If your application process must be accessible under the ADA, your survey should be too. The Web Content Accessibility Guidelines (WCAG) 2.1 at Level AA provide the technical standard most organizations follow.5World Wide Web Consortium (W3C). Web Content Accessibility Guidelines (WCAG) 2.1 In practical terms, that means every form field needs a visible label associated in the code, error messages need to suggest corrections, interactive elements need at least a 3:1 contrast ratio against their background, and the entire form must be navigable by keyboard alone. Most major survey platforms handle the basics, but test the finished form with a screen reader before sending it out.
Any survey that collects personal information needs a clear privacy notice before the first question. At minimum, tell candidates what data you are collecting, how you will use it, who will see the responses, and whether the survey is anonymous or identifiable. If your organization has applicants in California, the California Consumer Privacy Act applies, and violations can result in civil penalties of up to $2,663 per unintentional violation or $7,988 per intentional violation.6California Privacy Protection Agency. California Privacy Protection Agency Announces 2025 Increases for Civil Penalties
Federal recordkeeping rules also affect how long you store the responses. EEOC regulations require private employers to retain all personnel and employment records — including application-related materials — for at least one year from the date the record was created or the personnel action occurred, whichever is later.7U.S. Equal Employment Opportunity Commission. Summary of Selected Recordkeeping Obligations in 29 CFR Part 1602 If a discrimination charge is filed, you must keep all related records until the charge is fully resolved, including any litigation.8U.S. Equal Employment Opportunity Commission. Recordkeeping Requirements Educational institutions and state and local government employers face a two-year retention requirement instead of one.
Federal contractors have additional obligations. Under OFCCP regulations, contractors must retain records related to hiring decisions — including applicant data collected through electronic systems — for at least two years.9U.S. Department of Labor. Voluntary Self-Identification of Disability Form Note that the regulatory landscape for contractor self-identification requirements is shifting, so check OFCCP’s current guidance before building demographic questions into your survey.
The best time to send a candidate experience survey is within 24 to 48 hours of the final touchpoint — the last interview, the offer, or the rejection notice. Waiting longer lets the details fade. Most applicant tracking systems can trigger an email automatically at this stage, which eliminates the risk of your recruiting team forgetting to send it manually. Around 94 percent of survey responses arrive within nine days of delivery, so you do not need to wait long before analyzing a batch.
If you send the survey by email, CAN-SPAM Act compliance applies. Every email must include accurate sender information, a physical mailing address, and a clear way to opt out of future messages. Each non-compliant email carries a potential penalty of up to $53,088.10Federal Trade Commission. CAN-SPAM Act: A Compliance Guide for Business Since a candidate experience survey is a single post-interaction email rather than an ongoing marketing campaign, the opt-out requirement is easy to satisfy — just include the standard unsubscribe link your email system already generates.

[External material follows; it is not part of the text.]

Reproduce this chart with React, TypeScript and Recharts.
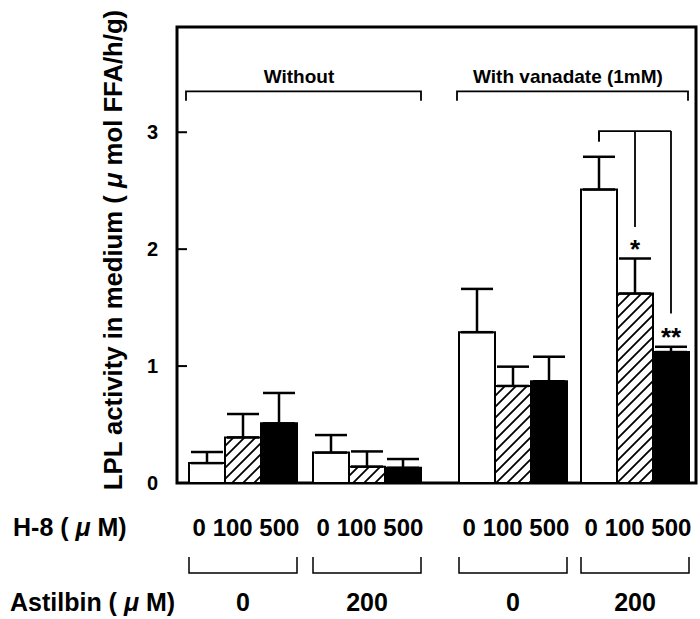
import React from 'react';
import { BarChart, Bar, XAxis, YAxis, ErrorBar, ReferenceArea } from 'recharts';

// ---- data ----
const astilbinLevels = ['0', '200'];
const h8Levels = ['0', '100', '500'];
const panelLabels = ['Without', 'With vanadate (1mM)'];
const yTicks = [0, 1, 2, 3];

// means (index = astilbin level)
const withoutH8_0 = [0.17, 0.26];
const withoutH8_100 = [0.39, 0.14];
const withoutH8_500 = [0.51, 0.13];
const vanadateH8_0 = [1.29, 2.51];
const vanadateH8_100 = [0.83, 1.62];
const vanadateH8_500 = [0.87, 1.12];

// upper error (SEM)
const withoutErr_0 = [0.095, 0.15];
const withoutErr_100 = [0.2, 0.13];
const withoutErr_500 = [0.26, 0.075];
const vanadateErr_0 = [0.37, 0.28];
const vanadateErr_100 = [0.165, 0.3];
const vanadateErr_500 = [0.21, 0.045];

// significance (vanadate, astilbin 200; H-8 0 / 100 / 500)
const sigMarks = ['', '*', '**'];
const sigBracketTop = 3.01;
const sigBracketEnds = [2.92, 2.19, 1.45];

const panelBracketLevel = 3.35;
const panelBracketDrop = 3.27;
const yMax = 3.9;

const data = astilbinLevels.map((a, i) => ({
  astilbin: a,
  w0: withoutH8_0[i],
  w100: withoutH8_100[i],
  w500: withoutH8_500[i],
  w0e: [0, withoutErr_0[i]],
  w100e: [0, withoutErr_100[i]],
  w500e: [0, withoutErr_500[i]],
  v0: vanadateH8_0[i],
  v100: vanadateH8_100[i],
  v500: vanadateH8_500[i],
  v0e: [0, vanadateErr_0[i]],
  v100e: [0, vanadateErr_100[i]],
  v500e: [0, vanadateErr_500[i]],
}));

const FONT = '"Liberation Sans", Arial, Helvetica, sans-serif';
const BAR = 36;
const PLOT_LEFT = 177;
const PLOT_BOTTOM = 483;

function GroupTick(props: any) {
  const { x, payload } = props;
  const y = PLOT_BOTTOM;
  return (
    <g fontFamily={FONT} fontWeight="bold" fill="#000">
      <text x={x + 3} y={y + 53} textAnchor="middle" fontSize={24}>
        {h8Levels.join(' ')}
      </text>
      <path
        d={`M${x - 54},${y + 74}V${y + 90}H${x + 54}V${y + 74}`}
        fill="none"
        stroke="#000"
        strokeWidth={1.5}
      />
      <text x={x} y={y + 128} textAnchor="middle" fontSize={25}>
        {payload.value}
      </text>
    </g>
  );
}

function YTick(props: any) {
  const { y, payload } = props;
  const x = PLOT_LEFT;
  return (
    <g>
      <line x1={x} x2={x + 10} y1={y} y2={y} stroke="#000" strokeWidth={2} />
      <text
        x={x - 19}
        y={y + 7}
        textAnchor="end"
        fontSize={20}
        fontFamily={FONT}
        fontWeight="bold"
        fill="#000"
      >
        {payload.value}
      </text>
    </g>
  );
}

function YTitle(props: any) {
  const vb = props.viewBox || { y: 27, height: 456 };
  const bx = PLOT_LEFT - 55;
  const cy = vb.y + vb.height / 2 - 5;
  return (
    <text
      x={bx}
      y={cy}
      transform={`rotate(-90, ${bx}, ${cy})`}
      textAnchor="middle"
      fontSize={25.7}
      fontFamily={FONT}
      fontWeight="bold"
      fill="#000"
    >
      LPL activity in medium ( <tspan fontStyle="italic">μ</tspan> mol FFA/h/g)
    </text>
  );
}

function RowTitles() {
  const lx = PLOT_LEFT - 164;
  const y = PLOT_BOTTOM;
  return (
    <g fontFamily={FONT} fontWeight="bold" fill="#000" fontSize={25}>
      <text x={lx} y={y + 53}>
        H-8 ( <tspan fontStyle="italic">μ</tspan> M)
      </text>
      <text x={lx - 3} y={y + 128}>
        Astilbin ( <tspan fontStyle="italic">μ</tspan> M)
      </text>
    </g>
  );
}

function PanelBracket(props: any) {
  const { x, y, width, height, text } = props;
  return (
    <g>
      <path
        d={`M${x + 5},${y + height}V${y}H${x + width - 8}V${y + height}`}
        fill="none"
        stroke="#000"
        strokeWidth={1.8}
      />
      <text
        x={x + width / 2 - 6}
        y={y - 8}
        textAnchor="middle"
        fontSize={19}
        fontFamily={FONT}
        fontWeight="bold"
        fill="#000"
      >
        {text}
      </text>
    </g>
  );
}

function SigBracket(props: any) {
  const { x, y, width, height } = props;
  const k = height / (sigBracketTop - sigBracketEnds[2]);
  const cx = x + width / 2;
  const centers = [cx - BAR, cx, cx + BAR];
  const idx = 1;
  const tops = [
    vanadateH8_0[idx] + vanadateErr_0[idx],
    vanadateH8_100[idx] + vanadateErr_100[idx],
    vanadateH8_500[idx] + vanadateErr_500[idx],
  ];
  const toY = (v: number) => y + (sigBracketTop - v) * k;
  return (
    <g>
      <path
        d={`M${centers[0]},${toY(sigBracketEnds[0])}V${y}H${centers[2]}`}
        fill="none"
        stroke="#000"
        strokeWidth={1.8}
      />
      {centers.map((c, i) => (
        <line key={`l${i}`} x1={c} x2={c} y1={y} y2={toY(sigBracketEnds[i])} stroke="#000" strokeWidth={1.8} />
      ))}
      {centers.map((c, i) =>
        sigMarks[i] ? (
          <text
            key={`s${i}`}
            x={c}
            y={toY(tops[i]) - 1}
            textAnchor="middle"
            fontSize={26}
            fontFamily={FONT}
            fontWeight="bold"
            fill="#000"
          >
            {sigMarks[i]}
          </text>
        ) : null
      )}
    </g>
  );
}

const errProps = { width: 16, stroke: '#000', strokeWidth: 2.5, direction: 'y' as const };

export default function App() {
  return (
    <div style={{ position: 'absolute', left: 0, top: 0, width: 700, height: 619, background: '#fff', overflow: 'hidden' }}>
      <svg width={0} height={0} style={{ position: 'absolute' }}>
        <defs>
          <pattern id="hatch" patternUnits="userSpaceOnUse" width={11} height={11}>
            <rect width={11} height={11} fill="#fff" />
            <path d="M0,11 L11,0 M-3,3 L3,-3 M8,14 L14,8" stroke="#000" strokeWidth={1.8} />
          </pattern>
        </defs>
      </svg>
      <BarChart
        width={700}
        height={619}
        data={data}
        margin={{ top: 27, right: 4, bottom: 134, left: 176 }}
        barGap={0}
        barSize={BAR}
      >
        <XAxis xAxisId={0} dataKey="astilbin" hide />
        <XAxis
          xAxisId="w"
          dataKey="astilbin"
          height={1}
          padding={{ left: 4, right: 267 }}
          axisLine={false}
          tickLine={false}
          tickSize={0}
          tickMargin={0}
          interval={0}
          tick={<GroupTick />}
          label={<RowTitles />}
        />
        <XAxis
          xAxisId="v"
          dataKey="astilbin"
          height={1}
          padding={{ left: 275, right: 0 }}
          axisLine={false}
          tickLine={false}
          tickSize={0}
          tickMargin={0}
          interval={0}
          tick={<GroupTick />}
        />
        <YAxis
          width={1}
          domain={[0, yMax]}
          ticks={yTicks}
          axisLine={false}
          tickLine={false}
          tickSize={0}
          tickMargin={0}
          tick={<YTick />}
          label={<YTitle />}
        />
        <ReferenceArea
          xAxisId={0}
          y1={0}
          y2={yMax}
          fill="none"
          fillOpacity={0}
          stroke="#000"
          strokeWidth={3}
        />
        <ReferenceArea
          xAxisId="w"
          x1="0"
          x2="200"
          y1={panelBracketDrop}
          y2={panelBracketLevel}
          shape={(p: any) => <PanelBracket {...p} text={panelLabels[0]} />}
        />
        <ReferenceArea
          xAxisId="v"
          x1="0"
          x2="200"
          y1={panelBracketDrop}
          y2={panelBracketLevel}
          shape={(p: any) => <PanelBracket {...p} text={panelLabels[1]} />}
        />
        <ReferenceArea
          xAxisId="v"
          x1="200"
          x2="200"
          y1={sigBracketEnds[2]}
          y2={sigBracketTop}
          shape={(p: any) => <SigBracket {...p} />}
        />
        <Bar xAxisId="w" dataKey="w0" fill="#fff" stroke="#000" strokeWidth={2} isAnimationActive={false}>
          <ErrorBar dataKey="w0e" {...errProps} />
        </Bar>
        <Bar xAxisId="w" dataKey="w100" fill="url(#hatch)" stroke="#000" strokeWidth={2} isAnimationActive={false}>
          <ErrorBar dataKey="w100e" {...errProps} />
        </Bar>
        <Bar xAxisId="w" dataKey="w500" fill="#000" stroke="#000" strokeWidth={2} isAnimationActive={false}>
          <ErrorBar dataKey="w500e" {...errProps} />
        </Bar>
        <Bar xAxisId="v" dataKey="v0" fill="#fff" stroke="#000" strokeWidth={2} isAnimationActive={false}>
          <ErrorBar dataKey="v0e" {...errProps} />
        </Bar>
        <Bar xAxisId="v" dataKey="v100" fill="url(#hatch)" stroke="#000" strokeWidth={2} isAnimationActive={false}>
          <ErrorBar dataKey="v100e" {...errProps} />
        </Bar>
        <Bar xAxisId="v" dataKey="v500" fill="#000" stroke="#000" strokeWidth={2} isAnimationActive={false}>
          <ErrorBar dataKey="v500e" {...errProps} />
        </Bar>
      </BarChart>
    </div>
  );
}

An 18 percent response rate is typical, but small adjustments can push that higher. Surprisingly, non-anonymous surveys slightly outperform anonymous ones in response rates — likely because candidates who feel strongly about their experience want their feedback attributed. Keeping the survey to ten questions or fewer also helps; the drop-off between a five-question survey and a ten-question survey is negligible, but surveys with more than ten questions see a measurable decline.

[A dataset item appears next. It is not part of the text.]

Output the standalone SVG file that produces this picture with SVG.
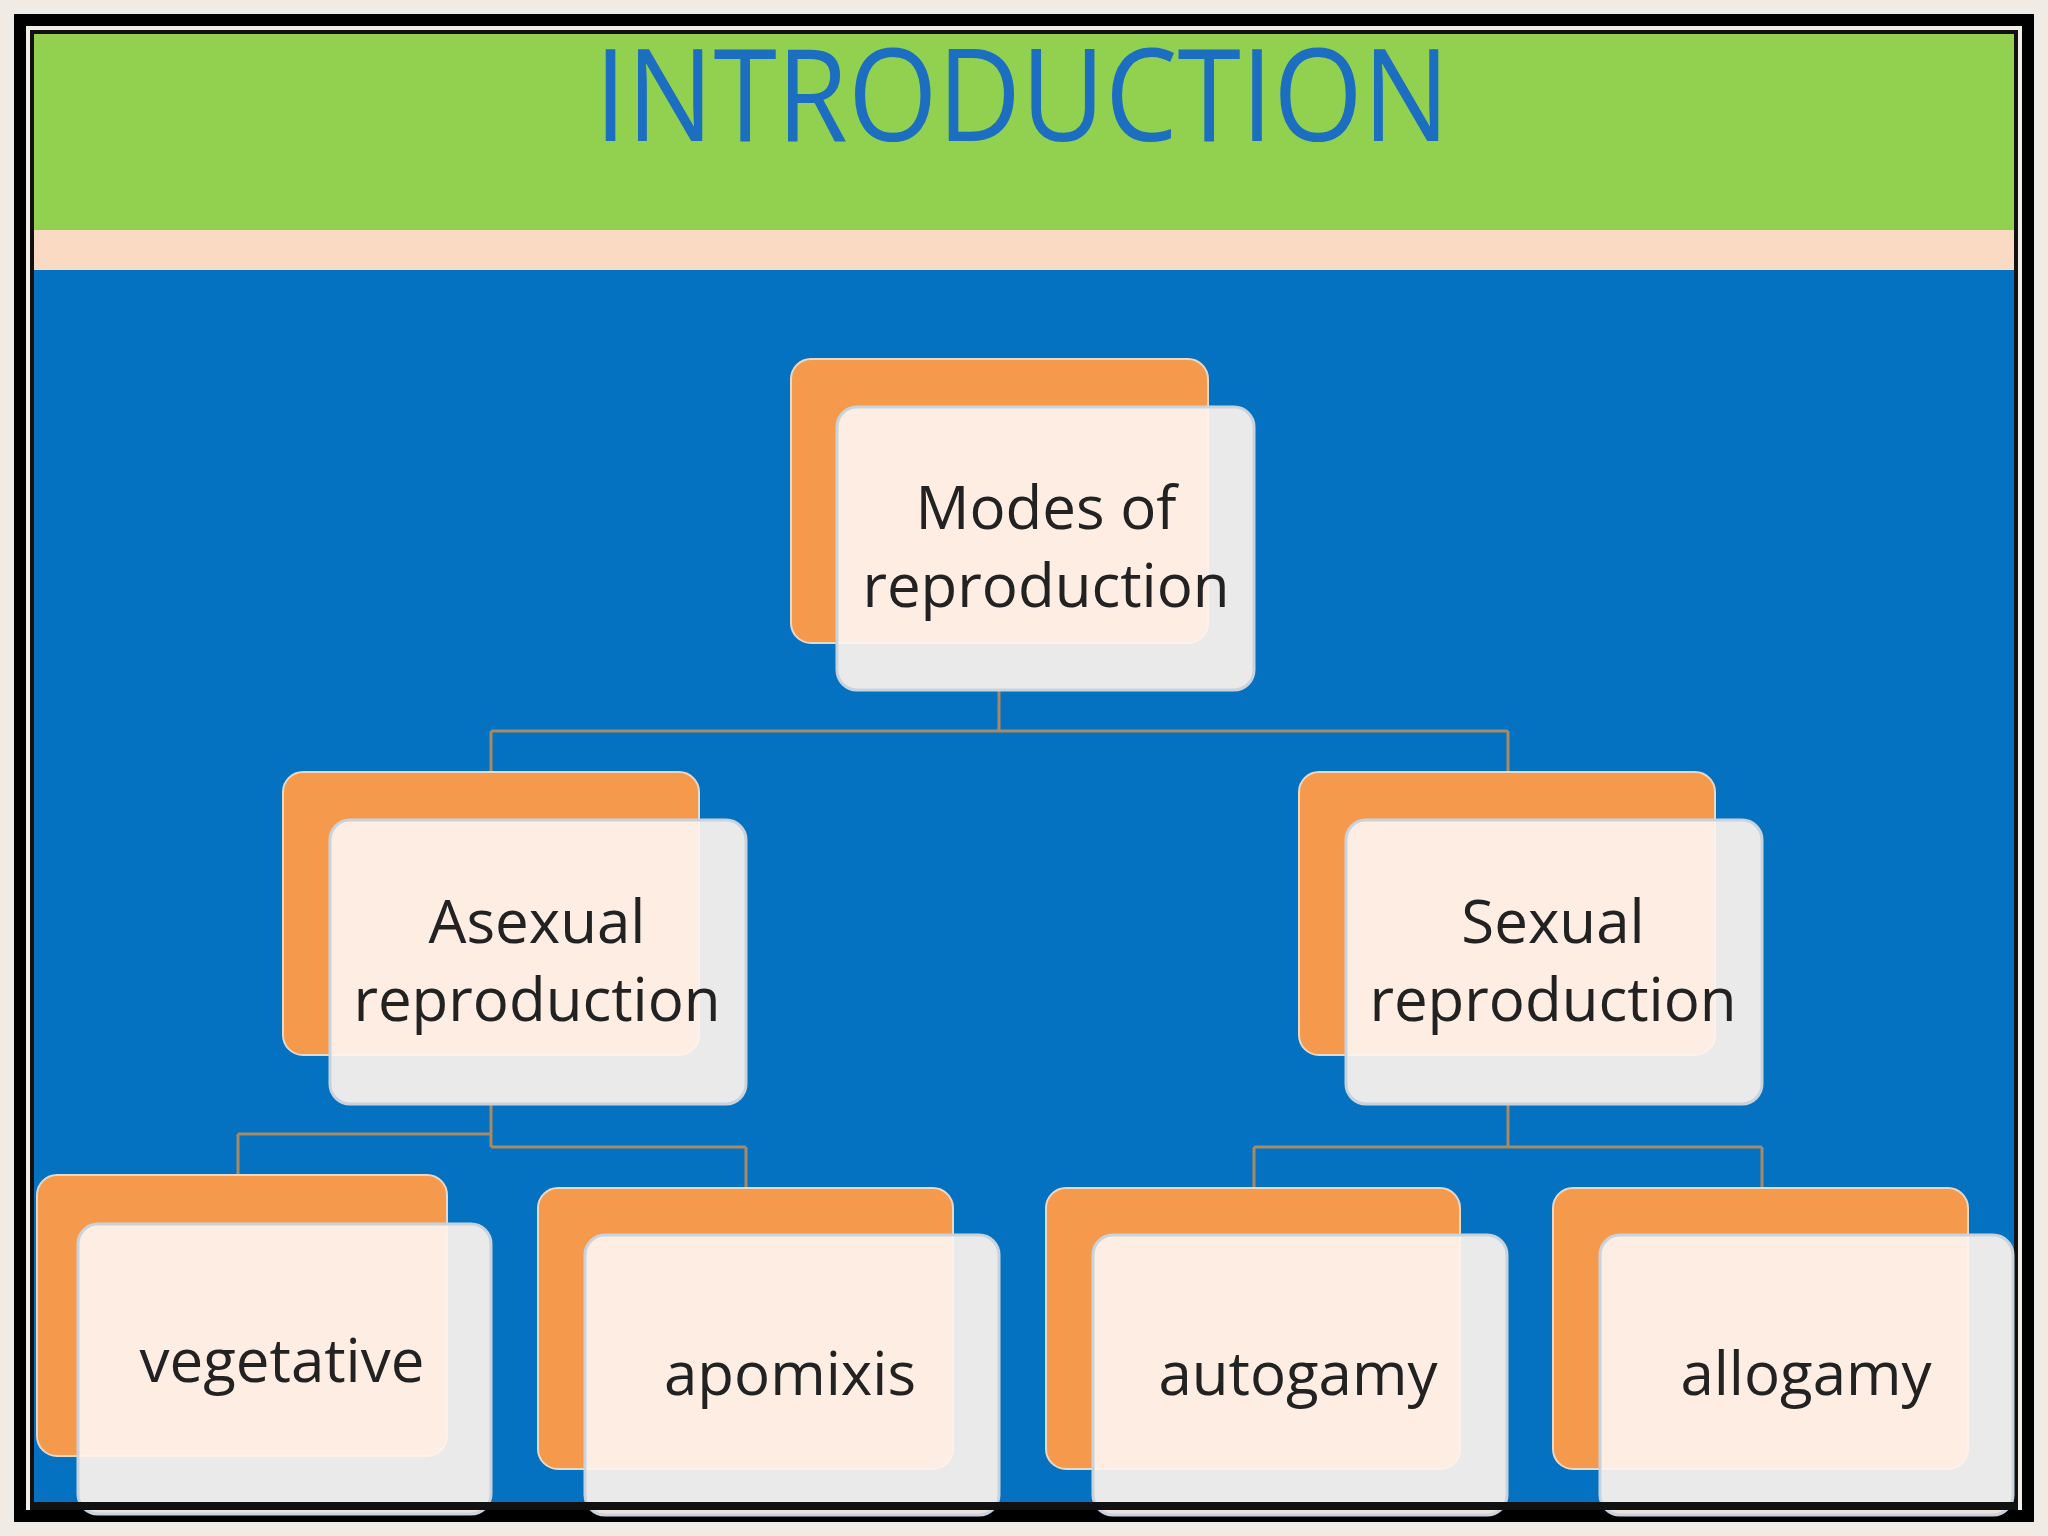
<svg xmlns="http://www.w3.org/2000/svg" width="2048" height="1536" viewBox="0 0 2048 1536">
<style>
.b{fill:#f59a4c;stroke:#e8d8c8;stroke-width:2}
.f{fill:#fdf3ee;fill-opacity:0.93;stroke:#c9d3de;stroke-width:3}
.t{font-family:"Open Sans","Liberation Sans",sans-serif;font-size:60px;fill:#222;text-anchor:middle}
.c{fill:none;stroke:#a88a66;stroke-width:3}
</style>
<rect width="2048" height="1536" fill="#f0ebe5"/>
<rect x="14" y="14" width="2020" height="1508" fill="#000"/>
<rect x="26" y="26" width="1996" height="1484" fill="#f3efe6"/>
<rect x="30" y="30" width="1988" height="1476" fill="#111"/>
<rect x="34" y="34" width="1980" height="1468" fill="#0572c1"/>
<rect x="34" y="34" width="1980" height="196" fill="#92d050"/>
<rect x="34" y="230" width="1980" height="40" fill="#fbdac3"/>
<text x="1022" y="141" font-family="'Open Sans','Liberation Sans',sans-serif" font-size="128" fill="#1c6fc0" text-anchor="middle" textLength="855" lengthAdjust="spacingAndGlyphs">INTRODUCTION</text>
<g id="connectors">
<path class="c" d="M999 690V731M491 731H1508M491 731V772M1508 731V772"/>
<path class="c" d="M491 1104V1147M238 1134H491M491 1147H746M238 1134V1175M746 1147V1188"/>
<path class="c" d="M1508 1104V1147M1254 1147H1762M1254 1147V1188M1762 1147V1188"/>
</g>
<g id="root"><rect class="b" x="791" y="359" width="417" height="284" rx="20"/><rect class="f" x="837" y="407" width="417" height="283" rx="20"/><text class="t" x="1046" y="529">Modes of</text><text class="t" x="1046" y="607">reproduction</text></g>
<g id="asexual"><rect class="b" x="283" y="772" width="416" height="283" rx="20"/><rect class="f" x="330" y="820" width="416" height="284" rx="20"/><text class="t" x="537" y="943">Asexual</text><text class="t" x="537" y="1021">reproduction</text></g>
<g id="sexual"><rect class="b" x="1299" y="772" width="416" height="283" rx="20"/><rect class="f" x="1346" y="820" width="416" height="284" rx="20"/><text class="t" x="1553" y="943">Sexual</text><text class="t" x="1553" y="1021">reproduction</text></g>
<g id="vegetative"><rect class="b" x="37" y="1175" width="410" height="281" rx="20"/><rect class="f" x="78" y="1224" width="413" height="290" rx="20"/><text class="t" x="282" y="1382">vegetative</text></g>
<g id="apomixis"><rect class="b" x="538" y="1188" width="415" height="281" rx="20"/><rect class="f" x="585" y="1235" width="414" height="280" rx="20"/><text class="t" x="790" y="1395">apomixis</text></g>
<g id="autogamy"><rect class="b" x="1046" y="1188" width="414" height="281" rx="20"/><rect class="f" x="1093" y="1235" width="414" height="280" rx="20"/><text class="t" x="1298" y="1395">autogamy</text></g>
<g id="allogamy"><rect class="b" x="1553" y="1188" width="415" height="281" rx="20"/><rect class="f" x="1600" y="1235" width="413" height="280" rx="20"/><text class="t" x="1806" y="1395">allogamy</text></g>
<rect x="30" y="1502" width="1988" height="8" fill="#111"/>
</svg>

Personalize the email subject line with the candidate’s name and the job title they applied for. A generic “Tell us about your experience” subject line reads like spam. Explain in the email body how long the survey takes — two to three minutes is the sweet spot — and briefly mention that their feedback will be used to improve the process for future candidates. People are more likely to participate when they believe the results will actually be read.
Raw satisfaction scores are useful for tracking trends quarter over quarter, but the single most actionable metric is the Candidate Net Promoter Score. Calculate it by asking candidates on a zero-to-ten scale how likely they are to recommend your company to someone looking for a job. Candidates who score nine or ten are promoters; seven or eight are passives; six or below are detractors. Subtract the percentage of detractors from the percentage of promoters to get a score that ranges from negative 100 to positive 100. Any score above zero means more candidates are promoting you than detracting, though benchmarks vary by industry and department.
Aggregate the quantitative data monthly or quarterly and look for patterns rather than individual complaints. A single bad review of an interviewer could be an off day; three bad reviews of the same interviewer is a coaching conversation. Open-ended responses are harder to quantify, but reading them in bulk reveals themes — slow communication, confusing application steps, interviewers who seemed unprepared — that the rating scales alone might miss. Share a summary with your hiring managers, not just the recruiting team. The interviewers who ask the questions and the managers who set the timelines are the people who can actually fix what candidates flag.